We moved into the smaller home in January. The other house had been on the market only a few months and nothing so far. We believed God had initiated this whole move so we continued to pray and remain hopeful. In March, one glorious morning, I rode my bike to work, but never rode it home due to an unexpected encounter with a car. My subsequent recovery totally occupied my mind for a few months, so I barely thought about the house not selling.
Summer came and went. No sale. Helpful friends would suggest tangible actions we could take to speed things along. “Have you put St. Joseph in the ground?” they queried. Seriously? Isn’t this going to anger the good saint rather than encourage him to be helpful to our cause? Who came up with this anyway?

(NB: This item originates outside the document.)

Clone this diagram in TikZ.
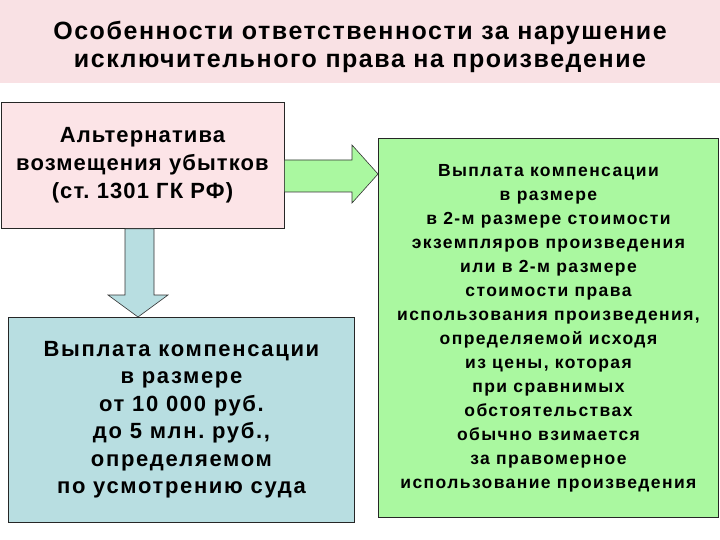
\documentclass[tikz,border=0pt]{standalone}
\usepackage{fontspec}
\setmainfont{Liberation Sans}
\newfontfamily\headfont[LetterSpace=6.2]{Liberation Sans}
\newfontfamily\altfont[LetterSpace=5]{Liberation Sans}
\newfontfamily\doublefont[LetterSpace=8]{Liberation Sans}
\newfontfamily\fixedfont[LetterSpace=7.5]{Liberation Sans}
\frenchspacing
\usetikzlibrary{calc}
\definecolor{headpink}{RGB}{249,225,228}
\definecolor{altpink}{RGB}{252,228,231}
\definecolor{compgreen}{RGB}{170,248,160}
\definecolor{compblue}{RGB}{184,222,225}
\begin{document}
\begin{tikzpicture}[x=1pt,y=-1pt,
  box/.style={draw=black!85,line width=0.9pt,align=center,inner sep=0pt,anchor=north west},
  blockarrow/.style={draw=black!80,line width=0.6pt,line join=miter}]
\useasboundingbox (0,0) rectangle (720,540);
\fill[white] (0,0) rectangle (720,540);
% title band
\fill[headpink] (0,0) rectangle (720,83);
\node[font=\headfont\fontsize{25}{27.5}\selectfont\bfseries,align=center] (title) at (360,47)
  {Особенности ответственности за нарушение\\исключительного права на произведение};
% boxes
\node[box,fill=altpink,minimum width=283pt,minimum height=126pt,font=\altfont\fontsize{22}{28}\selectfont\bfseries] (alt) at (0.5,102)
  {Альтернатива\\возмещения убытков\\(ст. 1301 ГК РФ)};
\node[box,fill=compgreen,minimum width=340pt,minimum height=379pt,font=\doublefont\fontsize{17.5}{24}\selectfont\bfseries] (double) at (378,138)
  {Выплата компенсации\\в размере\\в 2-м размере стоимости\\экземпляров произведения\\или в 2-м размере\\стоимости права\\использования произведения,\\определяемой исходя\\из цены, которая\\при сравнимых\\обстоятельствах\\обычно взимается\\за правомерное\\использование произведения};
\node[box,fill=compblue,minimum width=346pt,minimum height=205pt,font=\fixedfont\fontsize{22}{27.5}\selectfont\bfseries] (fixed) at (8,317)
  {Выплата компенсации\\в размере\\от 10 000 руб.\\до 5 млн. руб.,\\определяемом\\по усмотрению суда};
% block arrows
\draw[blockarrow,fill=compgreen] (alt.east |- 0,160) -- (352,160) -- (352,145) -- (double.west |- 0,174)
  -- (352,203) -- (352,192) -- (alt.east |- 0,192) -- cycle;
\draw[blockarrow,fill=compblue] (125,0 |- alt.south) -- (125,295) -- (108,295) -- (fixed.north -| 138,0)
  -- (168,295) -- (154,295) -- (154,0 |- alt.south) -- cycle;
\end{tikzpicture}
\end{document}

The tradition of putting a statue of St. Joseph in the ground to aid in the sale of your home apparently goes back centuries. St. Joseph is the Patron Saint of Families and if one wants a quick sale they should bury him in the yard and pray for his intercession. When the house sells you dig up St. Joseph and put him in a place of honor in the new home. We complied, and prayed daily for his mediation. “Is he upside down?” asked another. What does that have to do with anything? I wondered. In desperation we did that ridiculous maneuver and kept praying.
We painted more, landscaped better, priced lower. No sale. The largest obstacle appears to be the newly approved, five-lane freeway, planned just behind the house. For sixteen years we lived there, and nothing. When we finally want to sell, Arizona Department of Transportation definitively makes its move.

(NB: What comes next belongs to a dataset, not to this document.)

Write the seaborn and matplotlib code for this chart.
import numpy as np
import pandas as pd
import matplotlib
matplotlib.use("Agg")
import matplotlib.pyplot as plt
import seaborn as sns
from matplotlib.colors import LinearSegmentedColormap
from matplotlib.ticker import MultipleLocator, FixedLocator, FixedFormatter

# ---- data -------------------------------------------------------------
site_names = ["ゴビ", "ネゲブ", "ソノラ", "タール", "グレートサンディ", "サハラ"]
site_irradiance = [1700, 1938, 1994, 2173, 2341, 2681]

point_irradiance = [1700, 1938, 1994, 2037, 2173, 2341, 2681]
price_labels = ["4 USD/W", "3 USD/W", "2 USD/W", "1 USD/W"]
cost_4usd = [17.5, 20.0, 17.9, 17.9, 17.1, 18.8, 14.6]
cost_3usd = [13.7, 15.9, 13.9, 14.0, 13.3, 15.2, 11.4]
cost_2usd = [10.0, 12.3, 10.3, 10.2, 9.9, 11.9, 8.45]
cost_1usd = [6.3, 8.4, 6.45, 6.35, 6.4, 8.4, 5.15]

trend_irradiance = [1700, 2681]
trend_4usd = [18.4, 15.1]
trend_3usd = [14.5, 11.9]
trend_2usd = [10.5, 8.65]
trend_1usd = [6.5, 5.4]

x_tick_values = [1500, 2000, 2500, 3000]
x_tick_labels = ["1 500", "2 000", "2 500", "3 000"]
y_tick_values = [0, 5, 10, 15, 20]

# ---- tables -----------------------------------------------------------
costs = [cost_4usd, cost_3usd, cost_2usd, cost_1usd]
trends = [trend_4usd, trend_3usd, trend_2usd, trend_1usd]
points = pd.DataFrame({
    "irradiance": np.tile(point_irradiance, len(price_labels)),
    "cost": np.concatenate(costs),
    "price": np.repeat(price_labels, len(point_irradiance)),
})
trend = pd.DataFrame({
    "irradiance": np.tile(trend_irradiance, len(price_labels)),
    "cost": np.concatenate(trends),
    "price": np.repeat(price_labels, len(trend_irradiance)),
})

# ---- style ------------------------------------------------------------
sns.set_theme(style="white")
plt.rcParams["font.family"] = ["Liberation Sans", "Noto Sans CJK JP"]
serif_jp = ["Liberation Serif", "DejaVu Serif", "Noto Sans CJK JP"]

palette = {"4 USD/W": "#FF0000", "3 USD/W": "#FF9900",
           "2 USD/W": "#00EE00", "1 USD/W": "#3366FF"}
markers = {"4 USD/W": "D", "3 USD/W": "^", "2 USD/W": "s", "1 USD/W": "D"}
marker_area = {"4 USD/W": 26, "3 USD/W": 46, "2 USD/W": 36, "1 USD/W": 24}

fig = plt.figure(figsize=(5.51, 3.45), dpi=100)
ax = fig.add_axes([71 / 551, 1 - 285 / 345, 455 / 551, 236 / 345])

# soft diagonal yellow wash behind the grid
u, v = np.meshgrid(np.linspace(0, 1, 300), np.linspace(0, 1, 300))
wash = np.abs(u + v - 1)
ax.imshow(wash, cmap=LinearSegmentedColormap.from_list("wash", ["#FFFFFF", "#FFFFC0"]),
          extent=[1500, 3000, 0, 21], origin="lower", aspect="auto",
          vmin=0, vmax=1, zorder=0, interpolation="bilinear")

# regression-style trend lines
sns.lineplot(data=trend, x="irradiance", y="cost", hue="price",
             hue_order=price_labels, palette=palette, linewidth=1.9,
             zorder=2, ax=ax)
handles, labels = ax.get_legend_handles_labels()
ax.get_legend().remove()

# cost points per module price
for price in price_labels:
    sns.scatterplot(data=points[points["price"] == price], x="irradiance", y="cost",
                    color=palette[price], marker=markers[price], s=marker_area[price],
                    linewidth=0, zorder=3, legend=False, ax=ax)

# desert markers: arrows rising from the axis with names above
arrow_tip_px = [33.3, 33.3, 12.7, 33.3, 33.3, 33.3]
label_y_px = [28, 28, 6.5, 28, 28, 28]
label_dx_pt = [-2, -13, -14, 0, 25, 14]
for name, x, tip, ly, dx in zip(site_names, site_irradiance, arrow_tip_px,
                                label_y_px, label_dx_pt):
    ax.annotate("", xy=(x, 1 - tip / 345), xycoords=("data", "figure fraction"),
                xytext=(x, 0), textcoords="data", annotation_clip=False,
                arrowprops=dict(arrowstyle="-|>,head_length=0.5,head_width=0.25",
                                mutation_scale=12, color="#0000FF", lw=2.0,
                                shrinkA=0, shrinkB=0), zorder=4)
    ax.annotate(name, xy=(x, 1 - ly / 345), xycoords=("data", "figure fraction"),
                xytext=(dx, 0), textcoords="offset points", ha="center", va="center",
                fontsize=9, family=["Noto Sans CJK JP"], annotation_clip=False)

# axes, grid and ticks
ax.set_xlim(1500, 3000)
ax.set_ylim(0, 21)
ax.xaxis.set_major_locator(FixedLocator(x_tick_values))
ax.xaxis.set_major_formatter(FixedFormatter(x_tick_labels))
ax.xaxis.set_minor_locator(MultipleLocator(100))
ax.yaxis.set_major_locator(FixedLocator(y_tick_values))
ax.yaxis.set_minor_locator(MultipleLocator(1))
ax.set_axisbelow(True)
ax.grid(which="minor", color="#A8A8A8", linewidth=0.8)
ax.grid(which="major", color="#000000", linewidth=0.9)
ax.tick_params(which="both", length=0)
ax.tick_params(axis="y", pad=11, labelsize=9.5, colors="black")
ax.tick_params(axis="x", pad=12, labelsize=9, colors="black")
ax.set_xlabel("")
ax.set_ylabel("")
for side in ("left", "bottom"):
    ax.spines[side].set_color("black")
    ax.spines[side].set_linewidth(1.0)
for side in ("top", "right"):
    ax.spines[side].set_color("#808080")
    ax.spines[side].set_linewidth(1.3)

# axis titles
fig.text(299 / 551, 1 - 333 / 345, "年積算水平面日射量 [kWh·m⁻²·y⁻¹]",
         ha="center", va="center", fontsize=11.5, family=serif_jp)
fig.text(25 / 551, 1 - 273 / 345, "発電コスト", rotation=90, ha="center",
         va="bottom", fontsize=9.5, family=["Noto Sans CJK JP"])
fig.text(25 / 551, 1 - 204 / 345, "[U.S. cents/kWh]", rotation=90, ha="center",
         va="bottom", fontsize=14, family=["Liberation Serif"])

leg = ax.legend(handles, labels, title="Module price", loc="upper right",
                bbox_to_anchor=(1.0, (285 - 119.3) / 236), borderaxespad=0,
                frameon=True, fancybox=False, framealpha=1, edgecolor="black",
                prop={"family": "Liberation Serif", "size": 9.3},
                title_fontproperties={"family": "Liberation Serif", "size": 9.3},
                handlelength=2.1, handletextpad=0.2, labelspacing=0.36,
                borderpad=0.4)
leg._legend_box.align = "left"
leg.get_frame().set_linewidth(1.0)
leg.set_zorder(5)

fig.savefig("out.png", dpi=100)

“Do you have St. Joseph facing north or west?” We failed to see what direction an upside down plastic, likeness of the foster father of Jesus had to do with the sale of our home. “Are his hands pointing towards your front door?” While this potentially sacrilegious action appears to have been very effective for many folks, I really believe with all my heart that all decisions are either in God’s plans or they’re not.

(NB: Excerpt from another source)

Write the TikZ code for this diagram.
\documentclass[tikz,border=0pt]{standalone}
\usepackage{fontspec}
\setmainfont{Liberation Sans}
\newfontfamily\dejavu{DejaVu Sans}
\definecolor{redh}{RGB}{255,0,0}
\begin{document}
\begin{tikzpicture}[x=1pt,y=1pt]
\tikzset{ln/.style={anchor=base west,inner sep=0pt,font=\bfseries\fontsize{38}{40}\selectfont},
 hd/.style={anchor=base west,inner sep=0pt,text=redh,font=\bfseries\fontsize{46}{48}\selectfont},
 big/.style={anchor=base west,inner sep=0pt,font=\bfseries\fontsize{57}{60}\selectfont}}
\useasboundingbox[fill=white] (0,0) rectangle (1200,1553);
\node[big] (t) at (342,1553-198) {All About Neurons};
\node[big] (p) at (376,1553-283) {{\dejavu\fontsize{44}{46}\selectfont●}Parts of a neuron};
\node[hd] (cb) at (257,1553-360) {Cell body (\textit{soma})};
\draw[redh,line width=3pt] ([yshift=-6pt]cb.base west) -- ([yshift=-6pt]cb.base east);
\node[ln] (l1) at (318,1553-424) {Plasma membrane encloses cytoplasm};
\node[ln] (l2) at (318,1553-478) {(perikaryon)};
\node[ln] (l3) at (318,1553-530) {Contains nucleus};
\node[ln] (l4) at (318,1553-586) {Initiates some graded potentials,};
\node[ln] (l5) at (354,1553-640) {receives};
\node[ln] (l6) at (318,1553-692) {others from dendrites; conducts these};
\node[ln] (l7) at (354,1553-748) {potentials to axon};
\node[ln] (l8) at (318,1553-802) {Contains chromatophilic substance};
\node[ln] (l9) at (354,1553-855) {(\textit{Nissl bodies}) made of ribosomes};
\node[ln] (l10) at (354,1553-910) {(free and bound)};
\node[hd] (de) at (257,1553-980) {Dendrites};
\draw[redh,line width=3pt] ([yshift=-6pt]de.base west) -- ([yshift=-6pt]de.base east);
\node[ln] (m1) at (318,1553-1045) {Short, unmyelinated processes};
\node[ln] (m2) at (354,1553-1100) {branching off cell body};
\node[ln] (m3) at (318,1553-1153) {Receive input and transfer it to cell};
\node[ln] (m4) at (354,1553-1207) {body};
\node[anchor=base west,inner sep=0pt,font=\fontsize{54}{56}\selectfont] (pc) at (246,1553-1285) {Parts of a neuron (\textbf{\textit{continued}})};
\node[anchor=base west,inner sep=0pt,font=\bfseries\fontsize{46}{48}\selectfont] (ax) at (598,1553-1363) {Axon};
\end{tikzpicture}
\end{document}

Any saint in heaven knows they only cooperate with God’s will, rather than thwart it if their plastic likeness is knee deep in mud. It seemed blatantly obvious to us that God clearly wasn’t on board with the sale at this time. Yet, we continued to pray even switching up the various saints to intercede for us, just to see who might have more influence up there. The newest candidate was St. Pio of Pietrelcina, the beloved Padre Pio.
In my frustration and impatience, I assumed being more specific on a closing date might encourage God to try harder. I would close my novena to St. Pio by stating that I wanted the sale to happen in October.
Dangerous territory I know. Desperate people do desperate things.
This past Saturday, I was privileged to attend a retreat our parish was offering whose primary focus was the Holy Spirit in our lives. During a presentation given by our pastor, a slide popped up featuring the face of St. Pio. He seemed to be looking directly at me, accompanied by this bold quote, “Don’t give God deadlines.” Imagine my surprise as I read this message meant for me. God even uses Power Point to talk to us. Our pastor, I might add, knows nothing of this situation with our house, nor the novena. I sat there in my seat and let the weight of these four little words sink into my rock-hard cranium. Not only was God hearing my prayers through St. Pio, God encouraged St. Pio to deliver His message back to me loud and clear, “Don’t give God deadlines.”
God hears what we are thinking, praying, or saying. This was no exception. Anyone who dares think that God doesn’t listen simply because He doesn’t respond in the way they want, doesn’t really grasp the essence of an omnipotent God.
So what am I doing with all this? For starters I’m praying with a more open-ended surrender which allows for God to surprise me, if he so chooses, with something that might not look like anything I could have ever imagined. During one of my more dark and discouraged moments back in September as I said my evening prayer using the Magnificat booklet, I read this, “Beware of boxes too comfortable to allow God to intrude with plans far different than your own…” Was I putting God in a tiny little box of my making? Sadly, yes.
It isn’t easy being me, or you for that matter. Despite our age and experience God is always teaching us the path to holiness. I may have given up on someone like me years ago if I were God, but in not giving God deadlines he has plenty of time and imagination to take everyday circumstances and weave a lesson into them. And that is how much he loves us and desires to spend eternity with us.